The plants were grown in a glasshouse but there are strict legislative controls governing GM research.

The colleague asked Dr Kardailsky to OK the proposed cutting or bagging and asked him to file a plan that would outline how to prevent similar incidents.

But in his reply, Dr Kardailsky asked the colleague not to cut any of the flowering heads of the grass, saying he would look at them on his return to work.

His colleague photographed and removed them, which upset Dr Kardailsky, who said he wanted to keep the plants in their flowering state as he didn't have enough records of the later stages of flowering.

"The only words that come to me to describe her behaviour are malicious, ignorant and bullying," Dr Kardailsky said of his colleague.

A Research held an employment investigation into allegations he might not have sufficient contained the ryegrass experiment and that his actions were in breach of Ministry of Primary Industries and Environmental Protection Authority (EPA) regulations.

Dr Kardailsky told A Research there was a contradiction between EPA processes and the terms of the contract governing his experiment.

"He said that were was nothing in the relevant controls that specified that plants could not flower. Dr Kardailsky further advised that he considered that there were issues of systemic non-compliance in the way the Grasslands facility was managed," an Employment Relations Authority judgment says.

AgResearch's investigation concluded that Dr Kardailsky had breached the Crown Research Institute's policies and had failed to follow EPA best practice.

"The report also advised that the investigators found Dr Kardailsky had refused to obey a lawful and reasonable instruction and that his actions were deliberately non-compliant."

AgResearch also told the authority that the breach of containment of pollen was reporter to the Primary Industries Ministry, which defined it as an instance of "critical non compliance".

This is defined as "a major failure in an operation of system that caused, or could have caused a serious risk to bio security, the environment, or health and safety of people and communities."
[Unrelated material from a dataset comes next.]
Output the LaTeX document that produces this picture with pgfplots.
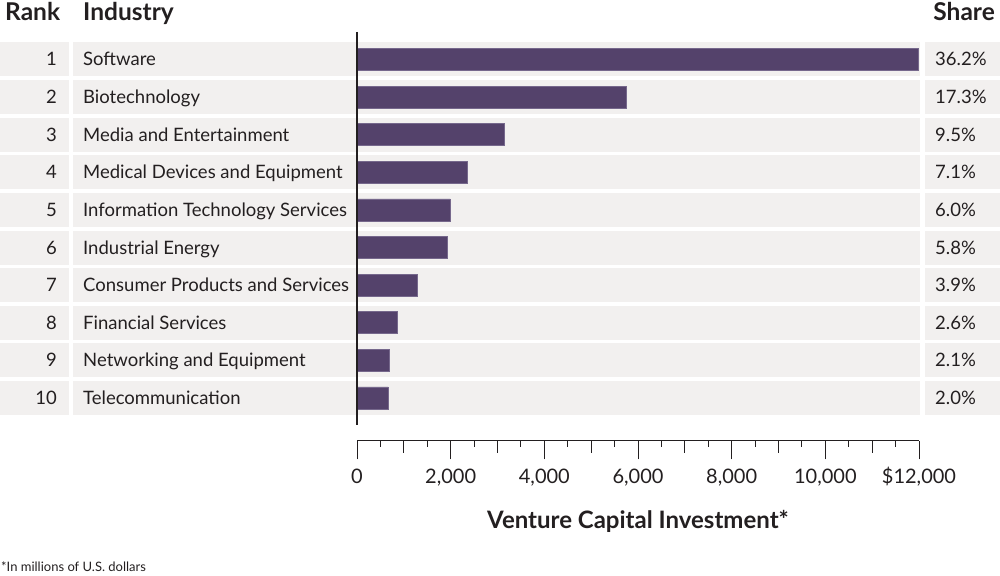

While the main hearing for Dr Kardailsky's employment dispute, where he alleged unjustified dismissal, will be held in December, he applied to the Employment Relations Authority for interim reinstatement.

However, authority member Michele Ryan declined this, noting that Dr Kardailsky's experiment could be resumed later without any negative impact caused by a delay.

He had also not applied for final reinstatement and had not provided the authority with enough evidence to show he would be disadvantaged by not working until December.